On the left side, we have just $\frac{1}{2^1}$, which is $\frac{1}{2}$.
On the right side, we have $2-\frac{1+2}{2^1} = 2-\frac{3}{2}$.
$2-\frac{3}{2} = \frac{4}{2}-\frac{3}{2} = \frac{1}{2}$.
Since $\frac{1}{2} = \frac{1}{2}$, it works for $n=1$! So far, so good!
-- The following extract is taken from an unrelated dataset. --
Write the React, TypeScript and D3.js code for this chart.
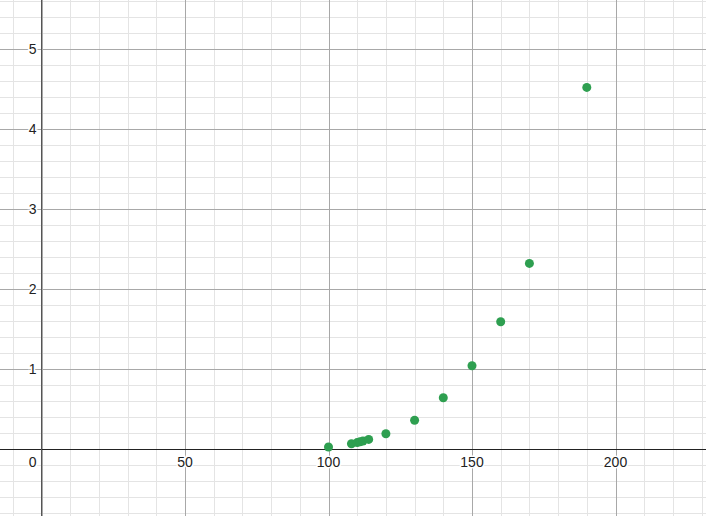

2. **Inductive Hypothesis (Assume it works for k):**
Now, let's assume that the equation is true for some number $k$. This means we assume:
$\frac{1}{2}+\frac{2}{2^{2}}+\frac{3}{2^{3}}+\cdots+\frac{k}{2^{k}}=2-\frac{k+2}{2^{k}}$
This is our "if" part!

3. **Inductive Step (Prove it works for k+1):**
Now we need to show that if it's true for $k$, it must also be true for $k+1$. We need to show:
$\frac{1}{2}+\frac{2}{2^{2}}+\cdots+\frac{k}{2^{k}}+\frac{k+1}{2^{k+1}}=2-\frac{(k+1)+2}{2^{k+1}}$
Which simplifies to:
$\frac{1}{2}+\frac{2}{2^{2}}+\cdots+\frac{k}{2^{k}}+\frac{k+1}{2^{k+1}}=2-\frac{k+3}{2^{k+1}}$

Let's take the left side of this new equation. It's the sum for $k$ plus the new term $\frac{k+1}{2^{k+1}}$.
From our assumption (Step 2), we know the sum up to $k$ is $2-\frac{k+2}{2^{k}}$.
So, the left side becomes: $(2-\frac{k+2}{2^{k}}) + \frac{k+1}{2^{k+1}}$

Now, let's make the denominators the same so we can combine the fractions. We can change $\frac{k+2}{2^k}$ into $\frac{2(k+2)}{2 \cdot 2^k} = \frac{2k+4}{2^{k+1}}$.
So, our expression becomes:
$2-\frac{2k+4}{2^{k+1}} + \frac{k+1}{2^{k+1}}$

Now, combine the fractions:
$2 - \frac{(2k+4) - (k+1)}{2^{k+1}}$
$2 - \frac{2k+4-k-1}{2^{k+1}}$
$2 - \frac{k+3}{2^{k+1}}$

Look! This is exactly what we wanted to get on the right side of the $k+1$ statement!
So, since the equation holds for $k+1$ if it holds for $k$, and it held for $n=1$, it holds for all $n \geq 1$ by mathematical induction! Awesome job!